NAGY, Tamás

NAGY, Tamás

architect
(Csorna,14th, June 1951 – )


1971–1975: The Technical University of Budapest, Architectural Faculty. 1978-1980: Master’s School of the Society of Hungarian Building Artists. 1998: DLA-degree. 1975-1986: Budapesti Városépítési Tervező Vállalat /City Design Enterprise of Budapest/; 1987–1989: Waehler Architects New York; 1989-1990: MAKONA architect’s office; from 1990 the AXIS architect’s office. He taught at the Architect Faculty of the Carleton University of Ontario (California); between 1985 and 1986 he was a visiting lecturer at the Architectural Faculty of the Technical University of Budapest. Between 1991 and 1998 he was a lecturer at the College of Applied Arts of Budapest, then between 1996 and 1998 of the Bercsényi College. He received the Ybl award in 1992. Nagy began his career as the architect of Hungary who had the greatest viewpoint of the global architecture of the time. As opposed to the monist doctrine of modernism exemplary at the time he organized mobile exhibitions demonstrating pluralist ideals.
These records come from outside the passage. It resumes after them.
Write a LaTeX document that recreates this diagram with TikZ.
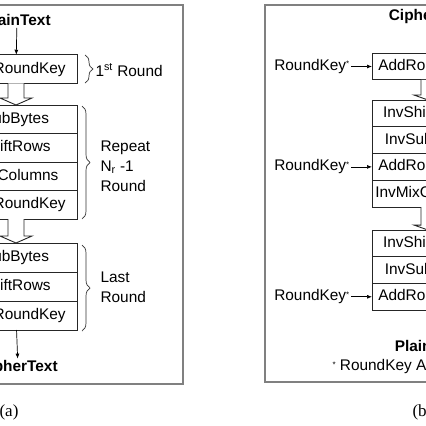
\documentclass[tikz,border=0pt]{standalone}
\usepackage{fontspec}
\setmainfont{Liberation Sans}
\newfontfamily\capfont{Liberation Serif}
\usetikzlibrary{positioning, arrows.meta, calc, decorations.pathreplacing}

\newcommand{\keymark}{\raisebox{3.5pt}{\fontsize{8}{8}\selectfont *}}

\begin{document}
\begin{tikzpicture}[x=1pt, y=-1pt,
  font=\fontsize{15.4}{20}\selectfont,
  stage/.style={draw=black!85, line width=1pt, minimum width=122pt, minimum height=28.5pt,
    text height=11pt, text depth=3pt, inner sep=0pt, outer sep=0pt},
  invstage/.style={stage, minimum width=112pt, minimum height=26.75pt},
  title/.style={font=\fontsize{15.4}{20}\selectfont\bfseries, inner sep=2pt},
  frame/.style={draw=black!50, line width=2pt},
  bracket/.style={decorate, decoration={brace, amplitude=8pt}, draw=black!80, line width=0.7pt},
  hollow/.style={draw=black!85, fill=white, line width=0.9pt, line join=miter},
  key/.style={inner sep=1.5pt},
  flow/.style={-{Latex[length=5pt, width=4pt]}, line width=0.7pt}
]
\useasboundingbox (0,0) rectangle (426,426);
\clip (0,0) rectangle (426,426);

% (a) encryption
\draw[frame] (-10,5) rectangle (183,384);
\node[title] (pt) at (17,20) {PlainText};
\node[stage] (a1) at (16,69) {AddRoundKey};
\node[stage] (a2) at (16,119.25) {SubBytes};
\node[stage, below=0pt of a2] (a3) {ShiftRows};
\node[stage, below=0pt of a3] (a4) {MixColumns};
\node[stage, below=0pt of a4] (a5) {AddRoundKey};
\node[stage, minimum height=29pt] (a6) at (16,257.5) {SubBytes};
\node[stage, minimum height=29pt, below=0pt of a6] (a7) {ShiftRows};
\node[stage, minimum height=29pt, below=0pt of a7] (a8) {AddRoundKey};
\node[title] (ct) at (18,368) {CipherText};
\draw[flow] (pt) -- (a1);
\draw[flow] (a8) -- (ct);

\draw[bracket] (85,55) -- (85,83);
\node[anchor=west] (first) at (92,70) {1\textsuperscript{st} Round};
\draw[bracket] (82,106) -- (82,219);
\node[anchor=west, align=left] (repeat) at (97,166) {Repeat\\N\textsubscript{r} -1\\Round};
\draw[bracket] (82,245) -- (82,331);
\node[anchor=west, align=left] (last) at (97,287) {Last\\Round};

% (b) decryption
\draw[frame] (265,5) rectangle (440,382);
\node[title] (ct2) at (428.5,17) {CipherText};
\node[invstage] (b1) at (428,66.5) {AddRoundKey};
\node[invstage] (b2) at (428,113.4) {InvShiftRows};
\node[invstage, below=0pt of b2] (b3) {InvSubBytes};
\node[invstage, below=0pt of b3] (b4) {AddRoundKey};
\node[invstage, below=0pt of b4] (b5) {InvMixColumns};
\node[invstage, minimum height=26.7pt] (b6) at (428,243.4) {InvShiftRows};
\node[invstage, minimum height=26.7pt, below=0pt of b6] (b7) {InvSubBytes};
\node[invstage, minimum height=26.7pt, below=0pt of b7] (b8) {AddRoundKey};
\node[title] (pt2) at (428.5,346) {PlainText};
\node[anchor=west] (note) at (329,367) {\keymark\ RoundKey Accessed in Reverse Order};

\foreach \blk in {b1, b4, b8}
  \node[key, left=21pt of \blk] (k\blk) {RoundKey\keymark};
\foreach \blk in {b1, b4, b8}
  \draw[flow] (k\blk) -- (\blk);

% block arrows between the rounds
\foreach \src/\dst/\w/\h in {a1/a2/8/7, a5/a6/8/7, b1/b2/7/5, b5/b6/7/5}
  \draw[hollow] ($(\src.south)+(-\w,0)$) -- ($(\dst.north)+(-\w,-\h)$)
    -- ($(\dst.north)+(-2*\w,-\h)$) -- (\dst.north) -- ($(\dst.north)+(2*\w,-\h)$)
    -- ($(\dst.north)+(\w,-\h)$) -- ($(\src.south)+(\w,0)$);

\node[font=\capfont\fontsize{17}{20}\selectfont] (capa) at (9,412) {(a)};
\node[font=\capfont\fontsize{17}{20}\selectfont, anchor=west] (capb) at (409,412) {(b)};
\end{tikzpicture}
\end{document}
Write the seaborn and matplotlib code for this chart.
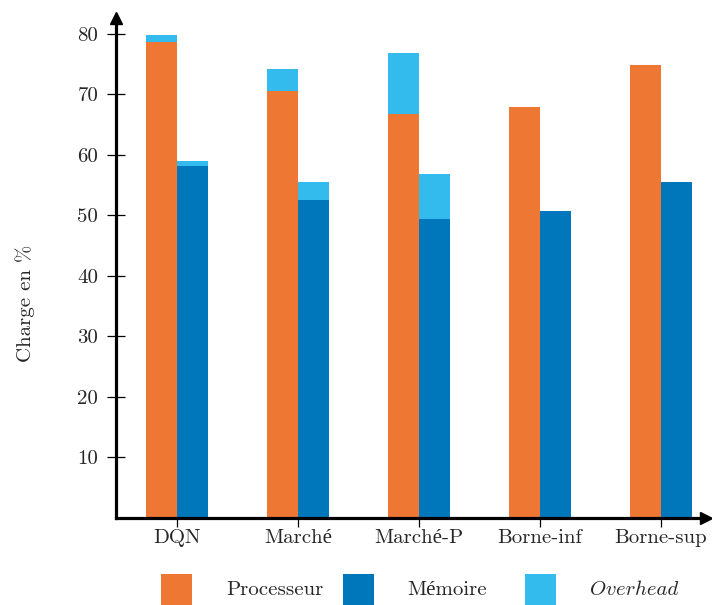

He worked in Canada at the end of the 1970’s, later for American Architects in New York between 1987 and 1989. As a follower of architectural pluralism he believed that buildings designed with the synthesis of different styles could help to produce unique buildings, which would better, suit the subjective ideas and needs of a more and more differentiated circle of clients. Due to these traits the architectural traditions found in the buildings of Nagy are extremely diverse, however all are filled by a defined mentality: the attempt of reaching transcendentalism through the world of forms. The in-between space of Japanese houses also appears in the works of Nagy, which holds meditative contents similar to his inspirational source. His impulsive method of forming the given masses yielding to a higher controlling power in almost all of his works The organic school is amalgamated in his works with much more puritan, geometrical forms. Nagy searches for the inner center of his buildings the place of their cosmic connection. The formula of his main work the Evangelic Church of Dunaújváros resembles the base drawings of French revolutionary architecture, however he breaks up the saint geometrical base of the building with broken arches and architectonic details which scale different levels.